When a judgment applied to an individual instance is grounded on two approximate generalizations taken in conjunction, the propositions may cooperate toward the result in two different ways. In the one, each proposition is separately applicable to the case in hand, and our object in combining them is to give to the conclusion in that particular case the double probability arising from the two propositions separately. This may be called joining two probabilities by way of Addition; and the result is a probability greater than either. The other mode is, when only one of the propositions is directly applicable to the case, the second being only applicable to it by virtue of the application of the first. This is joining two probabilities by way of Ratiocination or Deduction; the result of which is a less probability than either. The type of the first argument is, Most A are B; most C are B; this thing is both an A and a C; therefore it is probably a B. The type of the second is, Most A are B; most C are A; this is a C; therefore it is probably an A, therefore it is probably a B. The first is exemplified when we prove a fact by the testimony of two unconnected witnesses; the second, when we adduce only the testimony of one witness that he has heard the thing asserted by another. Or again, in the first mode it may be argued that the accused committed the crime, because he concealed himself, and because his clothes were stained with blood; in the second, that he committed it because he washed or destroyed his clothes, which is supposed to render it probable that they were stained with blood. Instead of only two links, as in these instances, we may suppose chains of any length.
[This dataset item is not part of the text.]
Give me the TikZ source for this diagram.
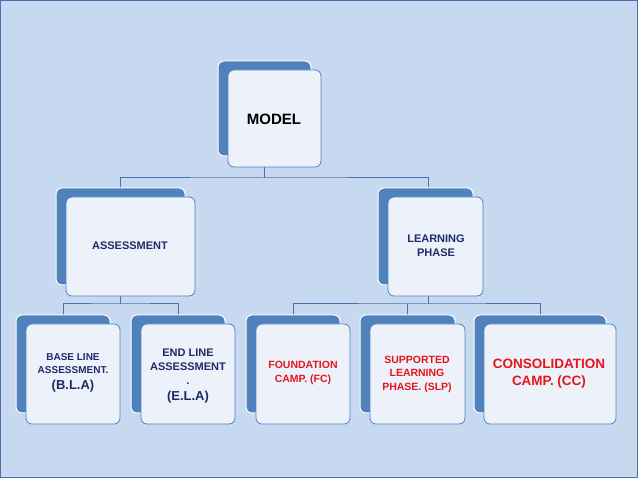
\documentclass[tikz,border=0pt]{standalone}
\usepackage{fontspec}
\setmainfont{Liberation Sans}
\definecolor{bg}{HTML}{C6D9F0}
\definecolor{bk}{HTML}{4F81BD}
\definecolor{fr}{HTML}{EDF2FA}
\definecolor{ln}{HTML}{4A72AC}
\definecolor{nv}{HTML}{1F2B66}
\definecolor{rd}{HTML}{E8141B}
\tikzset{
 backbox/.style={fill=bk,draw=white,line width=1pt,rounded corners=6pt},
 frontbox/.style={fill=fr,draw=bk,line width=0.8pt,rounded corners=6pt},
 lbl/.style={align=center,font=\bfseries\fontsize{11}{14}\selectfont},
 conn/.style={draw=ln,line width=1pt}
}
\newcommand{\mybox}[5]{%
 \draw[backbox] (#2-10,#3-9) rectangle (#4-10,#5-11);
 \draw[frontbox] (#2,#3) rectangle (#4,#5);
 \coordinate (#1) at ({(#2+#4)/2},{(#3+#5)/2});
}
\begin{document}
\begin{tikzpicture}[x=1pt,y=-1pt]
\useasboundingbox (0,0) rectangle (638,478);
\draw[fill=bg,draw=ln,line width=1pt] (0.5,0.5) rectangle (637.5,477.5);
\draw[conn] (264,167) -- (264,178) coordinate (m1);
\draw[conn] (120,188) |- (m1) -| (428,188);
\draw[conn] (120,296) -- (120,304) coordinate (a1);
\draw[conn] (63,315) |- (a1) -| (178,315);
\draw[conn] (428,296) -- (428,304) coordinate (l1);
\draw[conn] (293,315) |- (l1) -| (540,315);
\draw[conn] (407,304) -- (407,315);
\mybox{model}{228}{70}{321}{167}
\mybox{ass}{66}{197}{195}{296}
\mybox{learn}{388}{197}{483}{296}
\mybox{bla}{26}{324}{120}{424}
\mybox{ela}{141}{324}{235}{424}
\mybox{fc}{256}{324}{350}{424}
\mybox{slp}{370}{324}{465}{424}
\mybox{cc}{484}{324}{616}{424}
\node[lbl,font=\bfseries\fontsize{15}{18}\selectfont] (tmodel) at (274,119) {MODEL};
\node[lbl,text=nv] (tass) at (130,246) {ASSESSMENT};
\node[lbl,text=nv] (tlearn) at (436,246) {LEARNING\\PHASE};
\node[lbl,text=nv,font=\bfseries\fontsize{10}{12.5}\selectfont] (tbla) at (73,373) {BASE LINE\\ASSESSMENT.\\[4pt]{\fontsize{13}{15}\selectfont(B.L.A)}};
\node[lbl,text=nv,font=\bfseries\fontsize{11}{14}\selectfont] (tela) at (188,376) {END LINE\\ASSESSMENT\\.\\[2pt]{\fontsize{13}{15}\selectfont(E.L.A)}};
\node[lbl,text=rd,font=\bfseries\fontsize{10.5}{13.5}\selectfont] (tfc) at (303,373) {FOUNDATION\\CAMP. (FC)};
\node[lbl,text=rd,font=\bfseries\fontsize{10.5}{13.5}\selectfont] (tslp) at (417,374) {SUPPORTED\\LEARNING\\PHASE. (SLP)};
\node[lbl,text=rd,font=\bfseries\fontsize{13.5}{17}\selectfont] (tcc) at (549,374) {CONSOLIDATION\\CAMP. (CC)};
\end{tikzpicture}
\end{document}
A chain of the former kind was termed by Bentham[195] a self-corroborative chain of evidence; the second, a self-infirmative chain.

When approximate generalizations are joined by way of addition, we may deduce from the theory of probabilities laid down in a former chapter, in what manner each of them adds to the probability of a conclusion which has the warrant of them all.

If, on an average, two of every three As are Bs, and three of every four Cs are Bs, the probability that something which is both an A and a C is a B, will be more than two in three, or than three in four. Of every twelve things which are As, all except four are Bs by the supposition; and if the whole twelve, and consequently those four, have the characters of C likewise, three of these will be Bs on that ground. Therefore, out of twelve which are both As and Cs, eleven are Bs. To state the argument in another way; a thing which is both an A and a C, but which is not a B, is found in only one of three sections of the class A, and in only one of four sections of the class C; but this fourth of C being spread over the whole of A indiscriminately, only one-third part of it (or one-twelfth of the whole number) belongs to the third section of A; therefore a thing which is not a B occurs only once, among twelve things which are both As and Cs. The argument would, in the language of the doctrine of chances, be thus expressed: the chance that an A is not a B is ⅓, the chance that a C is not a B is ¼; hence if the thing be both an A and a C, the chance is ⅓ of ¼ = ¹⁄₁₂.[196]

In this computation it is of course supposed that the probabilities arising from A and C are independent of each other. There must not be any such connection between A and C, that when a thing belongs to the one class it will therefore belong to the other, or even have a greater chance of doing so. Otherwise the not-Bs which are Cs may be, most or even all of them, identical with the not-Bs which are As; in which last case the probability arising from A and C together will be no greater than that arising from A alone.